== What to work on ==
Look through the data below and output, unchanged, every line from the one holding "Generate a component" through the one holding "Chart.register(...registerables);", inclusive. Skip the pictures.

== Data extract ==
===
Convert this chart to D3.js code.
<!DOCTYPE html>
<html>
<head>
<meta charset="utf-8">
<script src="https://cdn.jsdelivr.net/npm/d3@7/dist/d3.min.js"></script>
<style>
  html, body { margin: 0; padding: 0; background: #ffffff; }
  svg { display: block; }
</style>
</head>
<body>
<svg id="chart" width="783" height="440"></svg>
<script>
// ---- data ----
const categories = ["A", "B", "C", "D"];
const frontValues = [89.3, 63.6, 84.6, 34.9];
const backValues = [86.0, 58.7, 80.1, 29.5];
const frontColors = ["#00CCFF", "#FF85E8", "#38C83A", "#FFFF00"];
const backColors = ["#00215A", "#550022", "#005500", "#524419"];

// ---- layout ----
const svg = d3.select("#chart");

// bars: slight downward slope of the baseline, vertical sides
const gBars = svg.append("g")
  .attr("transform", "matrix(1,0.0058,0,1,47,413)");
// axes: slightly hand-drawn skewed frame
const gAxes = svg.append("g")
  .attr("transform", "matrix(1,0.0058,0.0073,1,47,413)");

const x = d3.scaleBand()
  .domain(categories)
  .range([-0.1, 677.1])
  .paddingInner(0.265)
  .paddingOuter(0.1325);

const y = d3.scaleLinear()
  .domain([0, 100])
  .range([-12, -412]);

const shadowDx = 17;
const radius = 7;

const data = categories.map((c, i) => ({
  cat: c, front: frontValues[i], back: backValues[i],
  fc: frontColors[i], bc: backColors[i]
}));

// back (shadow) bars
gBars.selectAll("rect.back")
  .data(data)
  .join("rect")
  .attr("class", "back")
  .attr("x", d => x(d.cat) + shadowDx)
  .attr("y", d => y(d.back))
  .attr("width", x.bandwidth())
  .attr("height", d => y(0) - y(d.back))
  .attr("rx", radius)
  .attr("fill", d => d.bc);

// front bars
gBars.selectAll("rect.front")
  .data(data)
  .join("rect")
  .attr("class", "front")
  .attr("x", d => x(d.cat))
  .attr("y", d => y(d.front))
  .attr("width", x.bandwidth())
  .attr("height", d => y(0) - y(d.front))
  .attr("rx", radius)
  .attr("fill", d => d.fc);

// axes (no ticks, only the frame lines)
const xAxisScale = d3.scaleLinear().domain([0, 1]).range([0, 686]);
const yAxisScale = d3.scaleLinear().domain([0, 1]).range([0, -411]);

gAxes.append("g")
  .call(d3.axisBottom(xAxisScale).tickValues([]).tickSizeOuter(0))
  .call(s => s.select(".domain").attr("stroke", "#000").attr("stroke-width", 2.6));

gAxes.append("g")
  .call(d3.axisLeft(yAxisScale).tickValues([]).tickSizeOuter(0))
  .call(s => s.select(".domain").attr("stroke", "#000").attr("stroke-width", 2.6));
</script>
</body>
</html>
===
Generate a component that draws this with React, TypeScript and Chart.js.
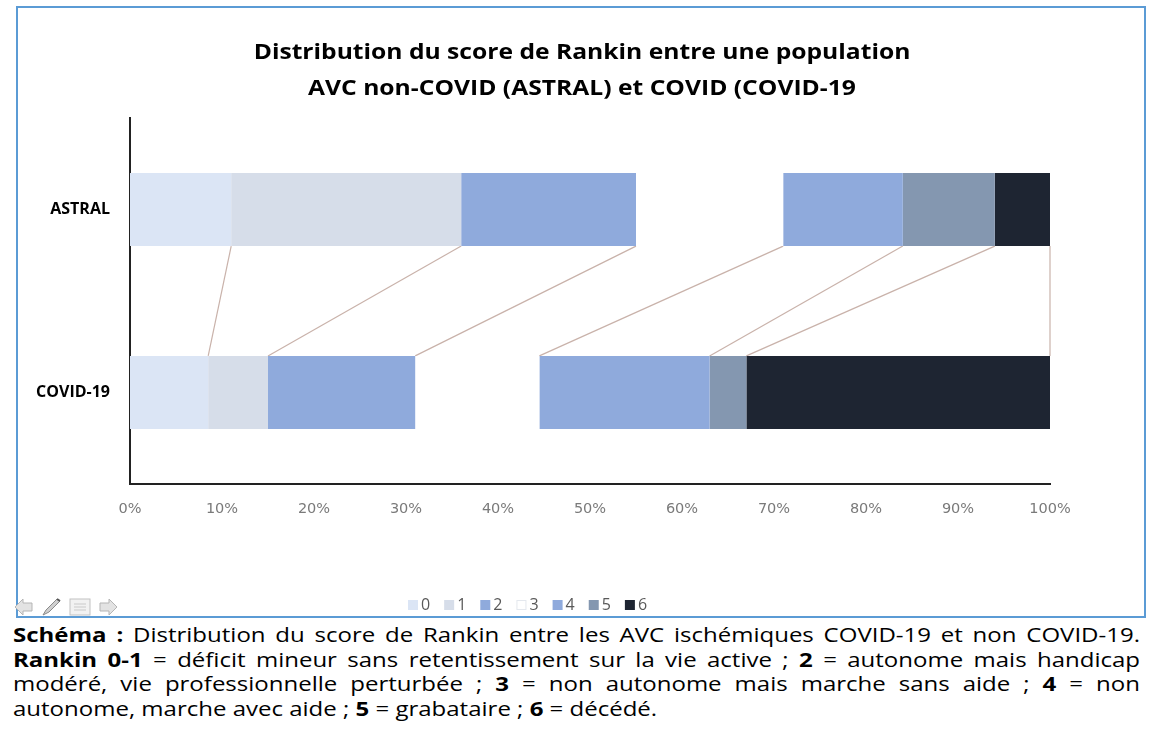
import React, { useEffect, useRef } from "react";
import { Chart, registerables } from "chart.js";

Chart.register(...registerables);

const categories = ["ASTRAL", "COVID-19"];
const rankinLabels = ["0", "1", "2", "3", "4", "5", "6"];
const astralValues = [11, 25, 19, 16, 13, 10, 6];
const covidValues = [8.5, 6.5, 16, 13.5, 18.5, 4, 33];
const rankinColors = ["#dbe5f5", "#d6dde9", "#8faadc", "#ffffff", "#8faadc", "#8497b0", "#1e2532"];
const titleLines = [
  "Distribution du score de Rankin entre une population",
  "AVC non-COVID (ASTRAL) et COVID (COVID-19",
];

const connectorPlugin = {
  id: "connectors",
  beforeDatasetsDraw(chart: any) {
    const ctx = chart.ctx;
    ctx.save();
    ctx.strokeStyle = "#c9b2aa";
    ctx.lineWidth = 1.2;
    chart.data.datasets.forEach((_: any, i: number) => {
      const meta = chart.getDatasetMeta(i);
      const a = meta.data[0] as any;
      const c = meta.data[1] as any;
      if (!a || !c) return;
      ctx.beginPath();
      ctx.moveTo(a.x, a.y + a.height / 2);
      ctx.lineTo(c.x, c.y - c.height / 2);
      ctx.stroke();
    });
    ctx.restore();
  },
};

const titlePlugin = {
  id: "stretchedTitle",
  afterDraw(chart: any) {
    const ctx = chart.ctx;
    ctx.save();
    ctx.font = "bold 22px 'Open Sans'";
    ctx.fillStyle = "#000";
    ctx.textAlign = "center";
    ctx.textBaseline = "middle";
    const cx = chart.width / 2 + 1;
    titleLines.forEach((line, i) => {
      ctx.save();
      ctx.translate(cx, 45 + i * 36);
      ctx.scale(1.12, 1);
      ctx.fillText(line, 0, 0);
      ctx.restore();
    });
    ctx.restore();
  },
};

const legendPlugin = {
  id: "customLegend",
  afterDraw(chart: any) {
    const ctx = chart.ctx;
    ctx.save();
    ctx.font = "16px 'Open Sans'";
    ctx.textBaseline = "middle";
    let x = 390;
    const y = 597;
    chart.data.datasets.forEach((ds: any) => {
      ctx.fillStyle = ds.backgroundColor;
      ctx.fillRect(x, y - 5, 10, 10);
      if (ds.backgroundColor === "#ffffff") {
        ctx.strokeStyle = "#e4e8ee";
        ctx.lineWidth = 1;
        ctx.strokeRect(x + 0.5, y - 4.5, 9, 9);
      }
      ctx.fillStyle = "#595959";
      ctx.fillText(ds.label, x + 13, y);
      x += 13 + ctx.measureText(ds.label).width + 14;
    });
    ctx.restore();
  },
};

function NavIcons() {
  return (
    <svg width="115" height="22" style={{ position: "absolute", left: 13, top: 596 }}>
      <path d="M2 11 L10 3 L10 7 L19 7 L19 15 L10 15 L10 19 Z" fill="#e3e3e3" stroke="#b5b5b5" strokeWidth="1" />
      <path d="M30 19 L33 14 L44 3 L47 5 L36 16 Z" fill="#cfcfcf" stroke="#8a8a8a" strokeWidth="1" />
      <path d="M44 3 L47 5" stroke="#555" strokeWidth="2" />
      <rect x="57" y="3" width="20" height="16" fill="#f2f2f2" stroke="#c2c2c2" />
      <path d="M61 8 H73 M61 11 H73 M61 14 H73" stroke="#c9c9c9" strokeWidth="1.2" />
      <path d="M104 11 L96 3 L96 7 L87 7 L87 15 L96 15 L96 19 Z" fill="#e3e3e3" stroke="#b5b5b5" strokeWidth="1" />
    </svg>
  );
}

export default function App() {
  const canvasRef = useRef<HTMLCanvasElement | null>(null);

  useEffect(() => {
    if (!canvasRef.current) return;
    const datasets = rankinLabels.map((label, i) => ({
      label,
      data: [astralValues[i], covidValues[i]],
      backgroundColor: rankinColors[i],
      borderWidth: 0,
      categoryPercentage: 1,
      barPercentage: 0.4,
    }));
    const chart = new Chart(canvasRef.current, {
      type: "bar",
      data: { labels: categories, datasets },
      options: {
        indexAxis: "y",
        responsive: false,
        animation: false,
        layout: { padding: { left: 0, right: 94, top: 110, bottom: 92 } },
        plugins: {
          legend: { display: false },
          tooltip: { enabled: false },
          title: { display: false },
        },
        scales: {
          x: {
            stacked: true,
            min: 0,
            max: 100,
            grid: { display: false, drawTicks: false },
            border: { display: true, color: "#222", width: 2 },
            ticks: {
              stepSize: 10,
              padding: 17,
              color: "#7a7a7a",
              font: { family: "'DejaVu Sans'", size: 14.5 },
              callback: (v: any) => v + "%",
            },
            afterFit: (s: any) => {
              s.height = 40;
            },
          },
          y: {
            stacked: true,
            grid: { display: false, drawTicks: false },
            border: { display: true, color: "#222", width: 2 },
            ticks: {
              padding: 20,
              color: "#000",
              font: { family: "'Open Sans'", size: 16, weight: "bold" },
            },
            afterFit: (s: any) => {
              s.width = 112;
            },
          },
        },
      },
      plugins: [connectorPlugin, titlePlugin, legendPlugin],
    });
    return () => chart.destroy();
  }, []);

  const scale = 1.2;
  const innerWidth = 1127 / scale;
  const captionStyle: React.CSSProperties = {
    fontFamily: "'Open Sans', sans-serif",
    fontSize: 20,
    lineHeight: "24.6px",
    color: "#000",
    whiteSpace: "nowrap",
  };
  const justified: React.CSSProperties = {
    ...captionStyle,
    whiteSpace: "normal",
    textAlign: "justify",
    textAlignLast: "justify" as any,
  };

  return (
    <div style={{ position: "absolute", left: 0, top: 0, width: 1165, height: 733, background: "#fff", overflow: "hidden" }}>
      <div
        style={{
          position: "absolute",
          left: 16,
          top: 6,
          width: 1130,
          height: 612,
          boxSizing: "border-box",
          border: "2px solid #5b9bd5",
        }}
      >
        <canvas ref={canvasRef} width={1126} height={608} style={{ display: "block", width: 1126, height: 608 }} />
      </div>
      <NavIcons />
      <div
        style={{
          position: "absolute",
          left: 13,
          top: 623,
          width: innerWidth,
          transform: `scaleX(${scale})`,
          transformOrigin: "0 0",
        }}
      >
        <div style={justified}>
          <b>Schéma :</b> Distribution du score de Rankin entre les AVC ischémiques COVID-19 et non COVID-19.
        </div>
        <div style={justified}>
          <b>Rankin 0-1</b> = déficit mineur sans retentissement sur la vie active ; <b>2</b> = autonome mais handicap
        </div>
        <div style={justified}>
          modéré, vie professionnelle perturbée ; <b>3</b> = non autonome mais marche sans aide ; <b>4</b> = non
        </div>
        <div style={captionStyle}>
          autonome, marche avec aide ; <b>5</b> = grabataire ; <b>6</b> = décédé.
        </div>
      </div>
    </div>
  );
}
===
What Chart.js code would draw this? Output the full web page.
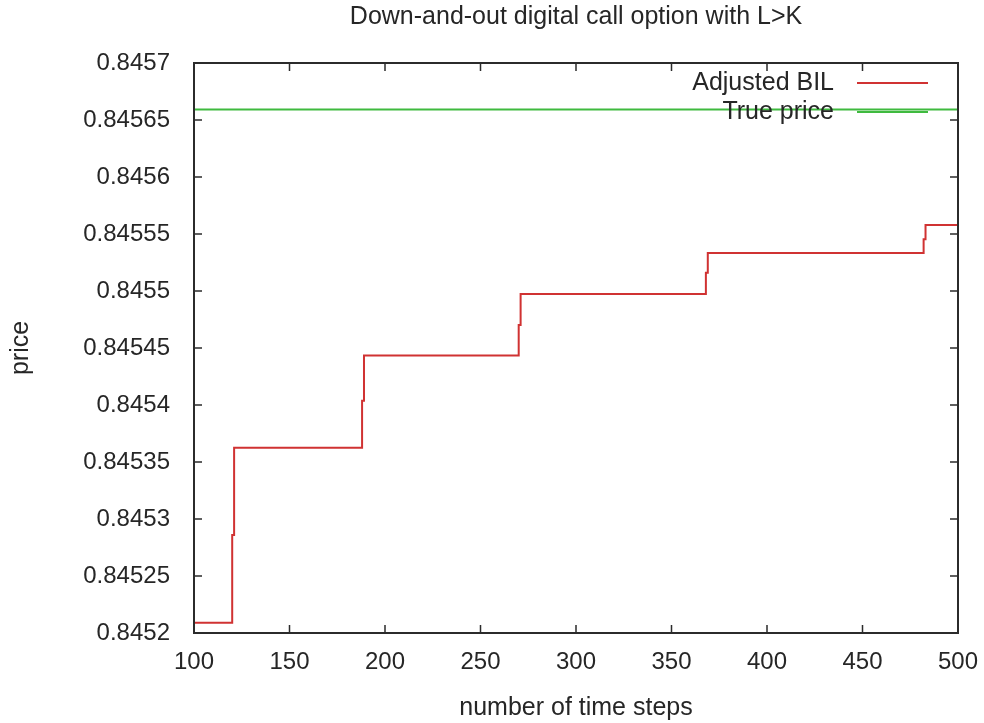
===
== Solution for this problem ==
Generate a component that draws this with React, TypeScript and Chart.js.
import React, { useEffect, useRef } from "react";
import { Chart, registerables } from "chart.js";

Chart.register(...registerables);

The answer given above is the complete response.